Syria takes part in first Arab states meeting since 2011
Syria has attended a meeting of Arab states for the first time since its conflict broke out in 2011, marking another step towards the country's political reintegration into the region.
Hammouda Sabbagh, Syria's parliament speaker, travelled to Amman for Sunday's Arab Inter-Parliamentary Union (APU) meeting.
The invitation to Sabbagh officially came from the union, but Jordanian politicians said Amman lobbied and pushed to invite Syria, the Jordan Times reported.
Deputising for King Abdullah, Atef al-Tarawneh, Sabbagh's Jordanian counterpart, inaugurated the two-day 29th APU conference under the title, "Jerusalem is the eternal capital of Palestine."
Tarawneh called in a speech for regional countries "to work towards a political settlement to the Syrian crisis... and for Syria to regain its place" in the Arab world.

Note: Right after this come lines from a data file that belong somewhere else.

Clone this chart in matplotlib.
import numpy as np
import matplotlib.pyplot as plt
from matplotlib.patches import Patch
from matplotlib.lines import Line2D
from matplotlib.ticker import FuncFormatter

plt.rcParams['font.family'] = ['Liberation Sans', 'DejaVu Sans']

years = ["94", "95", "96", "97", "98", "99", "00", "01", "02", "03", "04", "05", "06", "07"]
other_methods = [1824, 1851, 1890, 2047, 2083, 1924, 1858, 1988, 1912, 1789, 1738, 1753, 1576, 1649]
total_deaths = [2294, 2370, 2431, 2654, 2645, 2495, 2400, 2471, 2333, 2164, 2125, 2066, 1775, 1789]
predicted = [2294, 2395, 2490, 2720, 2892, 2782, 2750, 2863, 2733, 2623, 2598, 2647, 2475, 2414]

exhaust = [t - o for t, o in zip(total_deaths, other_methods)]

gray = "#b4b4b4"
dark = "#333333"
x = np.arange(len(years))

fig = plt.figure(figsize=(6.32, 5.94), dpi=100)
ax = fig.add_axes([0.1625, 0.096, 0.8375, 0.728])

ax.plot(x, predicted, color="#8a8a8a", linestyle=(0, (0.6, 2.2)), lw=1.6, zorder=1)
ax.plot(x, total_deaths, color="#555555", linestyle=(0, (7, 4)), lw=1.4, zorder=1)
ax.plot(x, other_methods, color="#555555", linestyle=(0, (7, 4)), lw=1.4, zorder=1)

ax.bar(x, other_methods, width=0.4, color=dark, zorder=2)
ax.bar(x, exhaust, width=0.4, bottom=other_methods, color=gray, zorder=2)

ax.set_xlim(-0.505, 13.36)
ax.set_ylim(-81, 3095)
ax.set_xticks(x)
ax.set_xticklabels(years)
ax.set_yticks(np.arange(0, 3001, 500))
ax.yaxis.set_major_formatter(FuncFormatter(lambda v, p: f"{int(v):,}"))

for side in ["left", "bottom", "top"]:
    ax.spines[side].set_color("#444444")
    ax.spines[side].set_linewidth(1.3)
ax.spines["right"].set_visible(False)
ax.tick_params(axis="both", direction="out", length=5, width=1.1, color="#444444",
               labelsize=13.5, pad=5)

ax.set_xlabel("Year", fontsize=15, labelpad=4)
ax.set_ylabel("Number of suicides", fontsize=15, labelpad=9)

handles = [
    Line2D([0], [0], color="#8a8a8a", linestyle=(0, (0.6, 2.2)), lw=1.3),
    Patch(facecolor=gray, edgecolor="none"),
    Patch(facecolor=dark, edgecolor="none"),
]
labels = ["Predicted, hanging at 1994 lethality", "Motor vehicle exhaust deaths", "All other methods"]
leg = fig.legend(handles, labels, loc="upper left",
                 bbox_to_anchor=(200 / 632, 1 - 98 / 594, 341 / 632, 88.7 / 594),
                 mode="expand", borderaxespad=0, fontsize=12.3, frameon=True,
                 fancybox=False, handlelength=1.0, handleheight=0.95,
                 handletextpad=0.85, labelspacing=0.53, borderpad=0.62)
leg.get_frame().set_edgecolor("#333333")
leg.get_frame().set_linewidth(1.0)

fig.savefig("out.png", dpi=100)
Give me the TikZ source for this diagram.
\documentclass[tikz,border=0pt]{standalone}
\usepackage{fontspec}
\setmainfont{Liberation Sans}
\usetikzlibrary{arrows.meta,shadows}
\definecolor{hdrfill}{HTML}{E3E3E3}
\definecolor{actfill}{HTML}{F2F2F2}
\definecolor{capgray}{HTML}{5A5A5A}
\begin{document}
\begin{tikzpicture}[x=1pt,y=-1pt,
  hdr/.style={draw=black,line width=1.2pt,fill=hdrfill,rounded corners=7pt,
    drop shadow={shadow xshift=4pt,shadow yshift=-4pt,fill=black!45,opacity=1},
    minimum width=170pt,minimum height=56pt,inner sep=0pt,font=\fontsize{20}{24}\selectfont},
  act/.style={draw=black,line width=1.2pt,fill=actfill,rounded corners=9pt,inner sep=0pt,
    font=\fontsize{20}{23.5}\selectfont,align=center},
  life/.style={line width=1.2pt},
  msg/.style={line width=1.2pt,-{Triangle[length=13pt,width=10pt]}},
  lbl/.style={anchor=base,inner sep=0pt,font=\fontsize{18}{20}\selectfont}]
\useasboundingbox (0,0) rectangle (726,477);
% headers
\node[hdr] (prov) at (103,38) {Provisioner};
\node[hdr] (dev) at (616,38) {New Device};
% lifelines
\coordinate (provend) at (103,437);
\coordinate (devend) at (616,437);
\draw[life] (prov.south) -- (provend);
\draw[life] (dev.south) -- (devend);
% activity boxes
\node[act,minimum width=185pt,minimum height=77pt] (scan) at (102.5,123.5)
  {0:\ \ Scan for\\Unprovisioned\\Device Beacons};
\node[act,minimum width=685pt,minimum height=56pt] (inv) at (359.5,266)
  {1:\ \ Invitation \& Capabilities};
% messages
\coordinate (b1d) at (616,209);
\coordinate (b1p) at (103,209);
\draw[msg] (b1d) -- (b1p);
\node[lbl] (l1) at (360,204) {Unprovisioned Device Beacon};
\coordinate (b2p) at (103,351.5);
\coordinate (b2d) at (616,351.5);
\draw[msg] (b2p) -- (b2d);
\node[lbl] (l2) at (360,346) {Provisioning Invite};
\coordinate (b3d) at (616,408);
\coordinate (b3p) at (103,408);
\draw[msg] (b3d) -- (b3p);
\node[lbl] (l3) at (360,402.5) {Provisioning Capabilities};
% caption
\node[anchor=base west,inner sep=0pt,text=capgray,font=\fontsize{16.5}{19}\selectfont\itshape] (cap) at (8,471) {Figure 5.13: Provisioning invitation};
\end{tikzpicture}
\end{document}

He also called for a solution to end the suffering of the Syrian people and safeguard the territorial unity of the country.

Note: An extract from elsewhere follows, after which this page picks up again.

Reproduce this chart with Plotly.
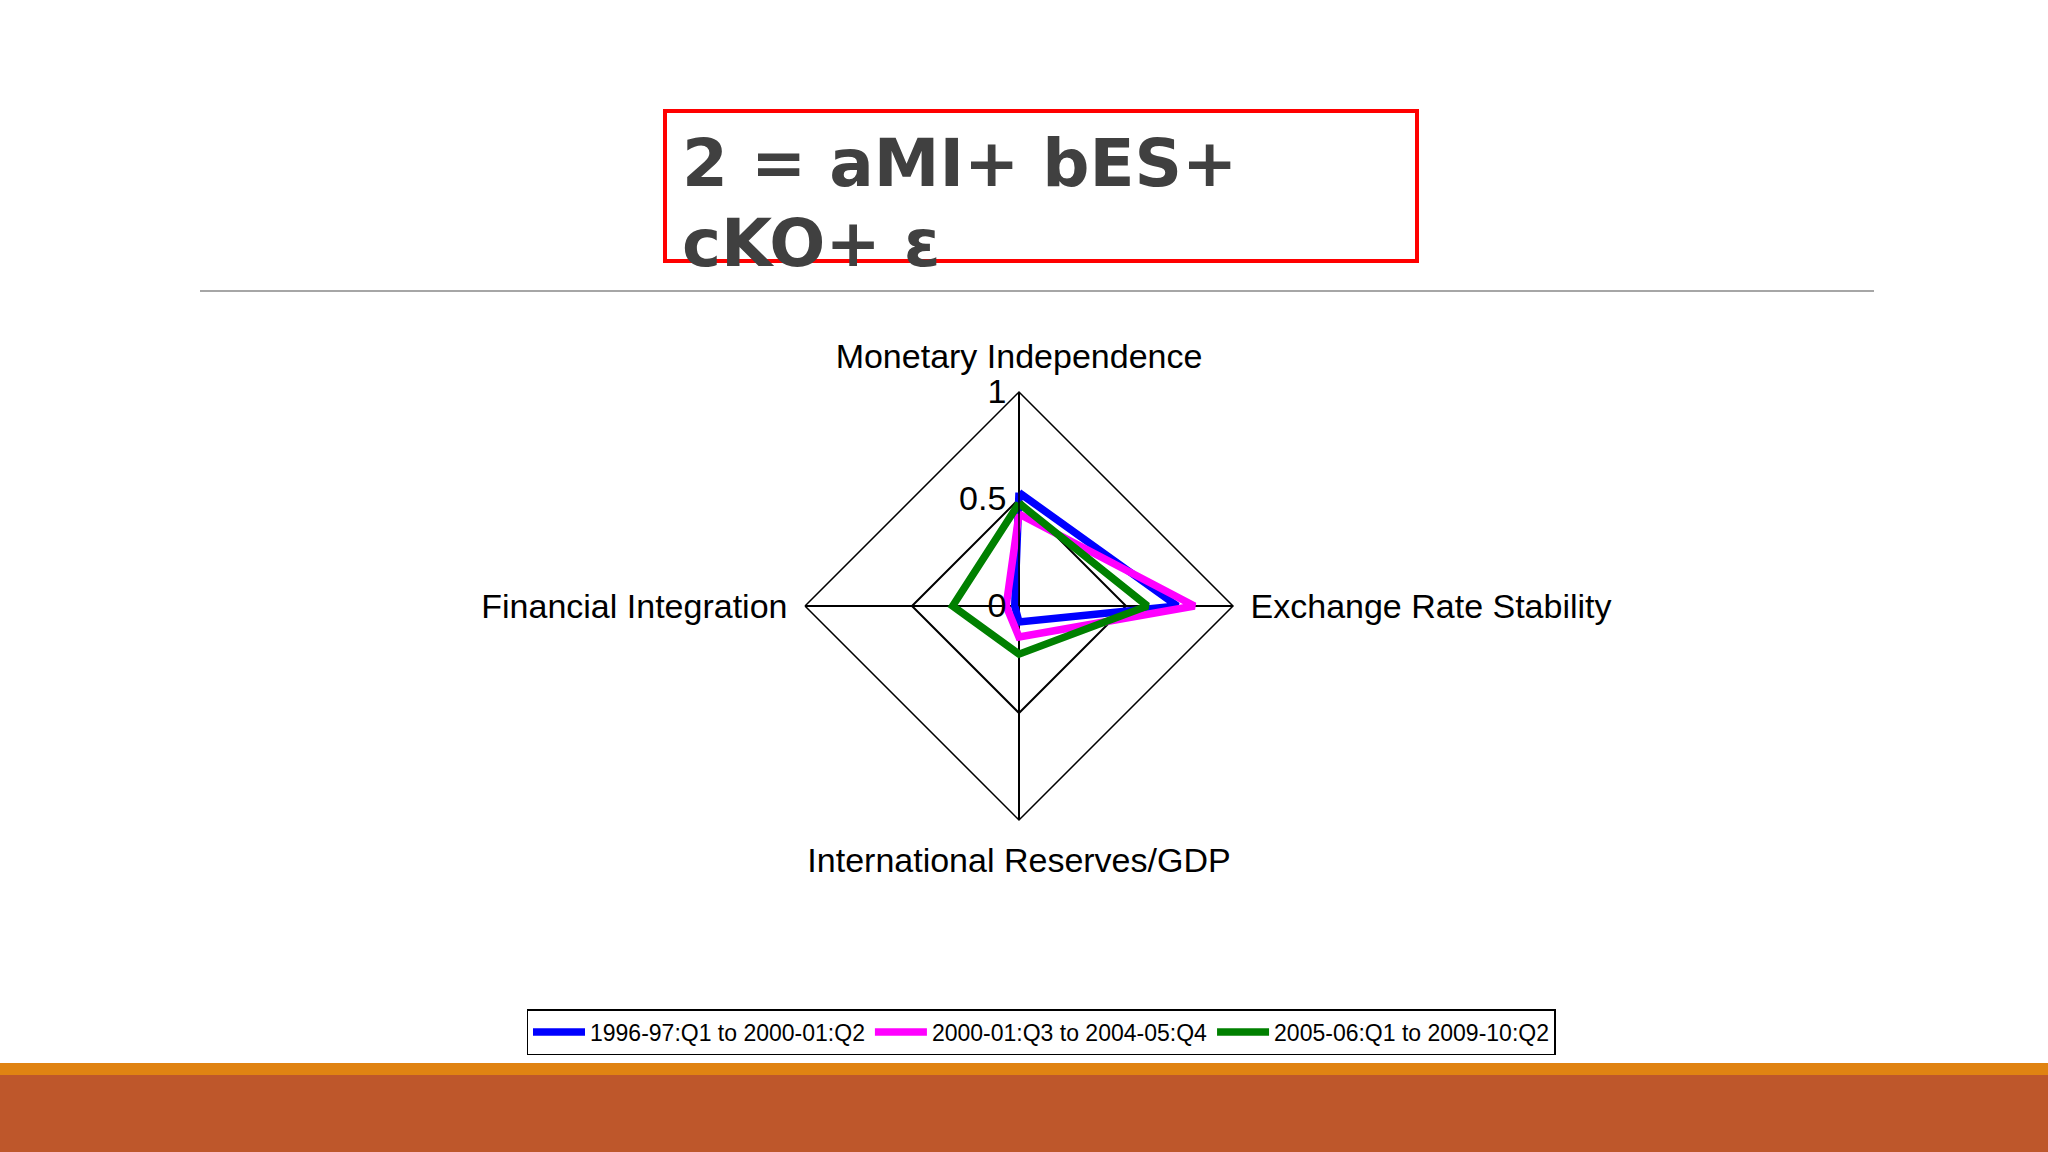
import plotly.graph_objects as go

# Data
axes_labels = ["Monetary Independence", "Exchange Rate Stability",
               "International Reserves/GDP", "Financial Integration"]
series_names = ["1996-97:Q1 to 2000-01:Q2",
                "2000-01:Q3 to 2004-05:Q4",
                "2005-06:Q1 to 2009-10:Q2"]
period1 = [0.53, 0.74, 0.075, 0.02]
period2 = [0.43, 0.82, 0.145, 0.06]
period3 = [0.48, 0.60, 0.225, 0.31]
radial_ticks = [0, 0.5, 1]
radial_ticktext = ["0", "0.5", "1"]
line_colors = ["#0000FF", "#FF00FF", "#008000"]

W, H = 2048, 1152


def px_x(x):
    return x / W


def px_y(y):
    return 1 - y / H


fig = go.Figure()

for name, vals, col in zip(series_names, [period1, period2, period3], line_colors):
    # close the polygon
    fig.add_trace(go.Scatterpolar(
        r=vals + vals[:1],
        theta=axes_labels + axes_labels[:1],
        mode="lines",
        name=name,
        line=dict(color=col, width=7.5),
    ))

# polar area: centre ~(1019, 606), radius ~214 px
cx, cy, rad = 1019, 606, 214

fig.update_layout(
    width=W, height=H,
    margin=dict(l=0, r=0, t=0, b=0),
    paper_bgcolor="white",
    plot_bgcolor="white",
    font=dict(family="Liberation Sans, Arial, sans-serif", color="black"),
    polar=dict(
        domain=dict(x=[px_x(cx - rad), px_x(cx + rad)],
                    y=[px_y(cy + rad), px_y(cy - rad)]),
        bgcolor="white",
        gridshape="linear",
        angularaxis=dict(
            rotation=90, direction="clockwise",
            showline=True, linecolor="black", linewidth=1.5,
            showgrid=True, gridcolor="black", gridwidth=1.5,
            # invisible ticks push the labels a bit further out
            ticks="outside", ticklen=10, tickcolor="rgba(0,0,0,0)",
            tickfont=dict(size=34, color="black"),
        ),
        radialaxis=dict(
            range=[0, 1], angle=90, side="counterclockwise",
            tickvals=radial_ticks, ticktext=radial_ticktext,
            showline=True, linecolor="black", linewidth=1.5,
            showgrid=True, gridcolor="black", gridwidth=1.5,
            ticks="", tickangle=90,
            tickfont=dict(size=34, color="black"),
        ),
    ),
    legend=dict(
        orientation="h",
        x=px_x(1041), xanchor="center",
        y=px_y(1055), yanchor="bottom",
        bordercolor="black", borderwidth=1.5,
        bgcolor="white",
        font=dict(size=23, color="black"),
        itemwidth=52,
        tracegroupgap=0,
    ),
    showlegend=True,
)

# slide decoration: title box, rule and footer bands
fig.add_shape(type="rect", xref="paper", yref="paper",
              x0=px_x(665), x1=px_x(1417), y0=px_y(261), y1=px_y(111),
              line=dict(color="#FF0000", width=4), layer="below")
fig.add_shape(type="line", xref="paper", yref="paper",
              x0=px_x(200), x1=px_x(1874), y0=px_y(291), y1=px_y(291),
              line=dict(color="#A6A6A6", width=2))
fig.add_shape(type="rect", xref="paper", yref="paper",
              x0=0, x1=1, y0=px_y(1075), y1=px_y(1063),
              line=dict(width=0), fillcolor="#E08312")
fig.add_shape(type="rect", xref="paper", yref="paper",
              x0=0, x1=1, y0=0, y1=px_y(1075),
              line=dict(width=0), fillcolor="#BE572B")

title_font = dict(family="DejaVu Sans", size=66, color="#404040")
fig.add_annotation(text="<b>2 = aMI+ bES+</b>", xref="paper", yref="paper",
                   x=px_x(680), xanchor="left", y=px_y(163), yanchor="middle",
                   showarrow=False, font=title_font)
fig.add_annotation(text="<b>cKO+ ε</b>", xref="paper", yref="paper",
                   x=px_x(680), xanchor="left", y=px_y(243), yanchor="middle",
                   showarrow=False, font=title_font)

fig.write_html("out.html", config={"displayModeBar": False},
               post_script="document.body.style.margin='0';")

The Arab League suspended Syria's membership in November 2011 as the death toll mounted in its civil war, but several Arab states are seeking to restore ties with Syrian President Bashar al-Assad after his forces made decisive gains in the conflict.

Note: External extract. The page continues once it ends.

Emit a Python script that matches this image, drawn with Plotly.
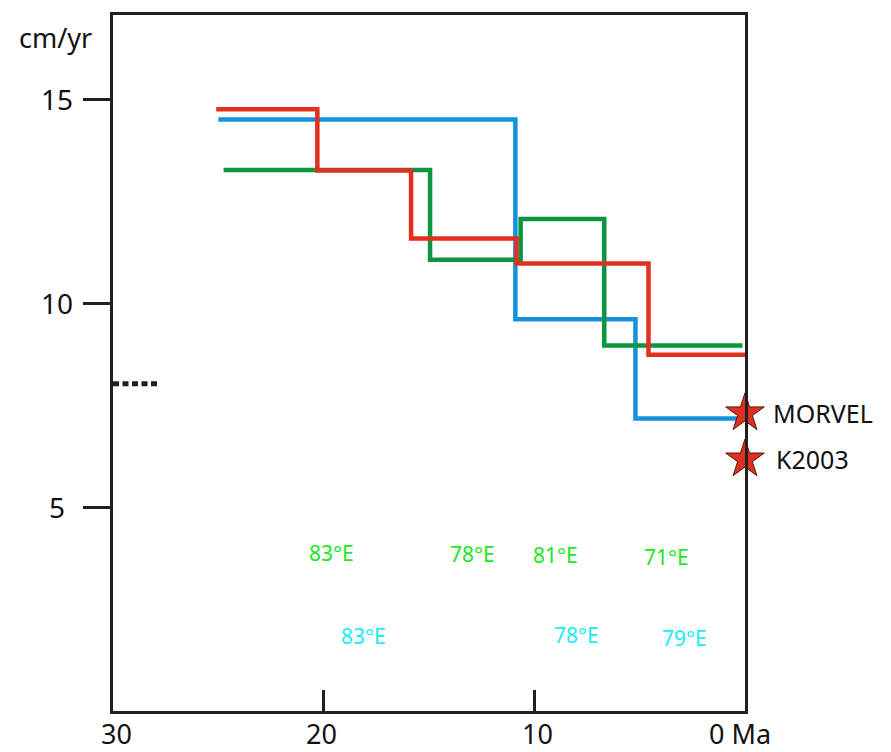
import plotly.graph_objects as go

# ---- data (Ma, cm/yr) ----
blue_x = [25.0, 10.9, 5.2, 0.0]
blue_y = [14.50, 9.60, 7.17, 7.17]

green_x = [24.75, 14.95, 10.65, 6.68, 0.12]
green_y = [13.26, 11.06, 12.06, 8.96, 8.96]

red_x = [25.1, 20.3, 15.85, 10.85, 4.58, 0.0]
red_y = [14.75, 13.25, 11.58, 10.97, 8.73, 8.73]

dotted_x = [30.0, 27.9]
dotted_y = [8.02, 8.02]

star_x = [0.0, 0.0]
star_y = [7.30, 6.17]
star_labels = ["MORVEL", "K2003"]

green_lbl_x = [19.65, 12.92, 8.98, 3.71]
green_lbl_y = [3.88, 3.85, 3.83, 3.78]
green_lbl = ["83°E", "78°E", "81°E", "71°E"]

cyan_lbl_x = [18.10, 7.99, 2.89]
cyan_lbl_y = [1.83, 1.87, 1.80]
cyan_lbl = ["83°E", "78°E", "79°E"]

ytick_vals = [5, 10, 15]
xtick_vals = [20, 10]
xlabel_vals = [30, 20, 10, 0]
xlabel_text = ["30", "20", "10", "0 Ma"]

X_RANGE = [30, 0]
Y_RANGE = [0, 17.06]

FONT = "Noto Sans"
INK = "#231f20"


def px(v):
    """data x -> paper fraction (for labels outside the plot area)"""
    return (v - X_RANGE[0]) / (X_RANGE[1] - X_RANGE[0])


def py(v):
    return (v - Y_RANGE[0]) / (Y_RANGE[1] - Y_RANGE[0])


fig = go.Figure()
fig.add_trace(go.Scatter(x=dotted_x, y=dotted_y, mode="lines",
                         line=dict(color=INK, width=5, dash="6px,3.5px"),
                         showlegend=False, hoverinfo="skip"))
fig.add_trace(go.Scatter(x=blue_x, y=blue_y, mode="lines", line_shape="hv",
                         line=dict(color="#1592dd", width=4.5), showlegend=False))
fig.add_trace(go.Scatter(x=green_x, y=green_y, mode="lines", line_shape="hv",
                         line=dict(color="#0c9440", width=4.5), showlegend=False))
fig.add_trace(go.Scatter(x=red_x, y=red_y, mode="lines", line_shape="hv",
                         line=dict(color="#e1301f", width=4.5), showlegend=False))
fig.add_trace(go.Scatter(x=star_x, y=star_y, mode="markers", cliponaxis=False,
                         marker=dict(symbol="star", size=29, color="#e1301f",
                                     line=dict(color="#4a1a12", width=1)),
                         showlegend=False))

ann = []


def outside(x, y, text, size, xanchor="center"):
    ann.append(dict(xref="paper", yref="paper", x=px(x), y=py(y), text=text,
                    xanchor=xanchor, yanchor="middle", showarrow=False,
                    font=dict(family=FONT, size=size, color="#111")))


for t, yv, dx in zip(star_labels, star_y, [-1.25, -1.4]):
    outside(dx, yv, t, 25, xanchor="left")
for t, xv, yv in zip(green_lbl, green_lbl_x, green_lbl_y):
    ann.append(dict(x=xv, y=yv, text=t, showarrow=False,
                    xanchor="center", yanchor="middle",
                    font=dict(family=FONT, size=21, color="#1ee61e")))
for t, xv, yv in zip(cyan_lbl, cyan_lbl_x, cyan_lbl_y):
    ann.append(dict(x=xv, y=yv, text=t, showarrow=False,
                    xanchor="center", yanchor="middle",
                    font=dict(family=FONT, size=21, color="#19ecf0")))
for v in ytick_vals:
    outside(32.65, v, str(v), 28)
outside(32.75, 16.5, "cm/yr", 27)
xlabel_pos = [29.85, 20.1, 9.85, 0.24]
for xp, t in zip(xlabel_pos, xlabel_text):
    outside(xp, -0.55, t, 27)

fig.update_layout(
    width=891, height=752,
    margin=dict(l=113, r=146, t=13, b=41),
    paper_bgcolor="white", plot_bgcolor="white",
    annotations=ann,
    xaxis=dict(range=X_RANGE, showgrid=False, zeroline=False,
               showline=True, mirror=True, linecolor=INK, linewidth=3,
               tickvals=xtick_vals, ticks="inside", ticklen=21, tickwidth=3,
               tickcolor=INK, showticklabels=False),
    yaxis=dict(range=Y_RANGE, showgrid=False, zeroline=False,
               showline=True, mirror=True, linecolor=INK, linewidth=3,
               tickvals=ytick_vals, ticks="outside", ticklen=27, tickwidth=2.5,
               tickcolor=INK, showticklabels=False),
)

fig.write_html("out.html")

With backing from Russia and Iran, Assad's government has expelled various armed groups from large parts of Syria, and now controls almost two-thirds of the country.
In January, Lebanese Foreign Minister Gebran Bassil, who was hosting an Arab economic summit in Beirut, urged the Arab League to readmit Syria.
At that meeting, Arab League chief Ahmed Aboul Gheit said Syria's return to the body was awaiting "Arab consensus".
In December, Sudan's President Omar al-Bashir made the first visit by any Arab leader to the Syrian capital since 2011, and the United Arab Emirates (UAE) reopened its embassy in Damascus after closing it in 2012.
In January, Middle East Eye revealed that Saudi Arabia, the UAE and Egypt had hatched a plan with Israel to welcome Assad back into the Arab League to marginalise the regional influence of Turkey and Iran.
The diplomatic initiative was agreed at a secret meeting held in a Gulf capital in December which was attended by senior intelligence officials from the four countries - including Yossi Cohen, the director of Mossad, Gulf sources with knowledge of the meeting told MEE.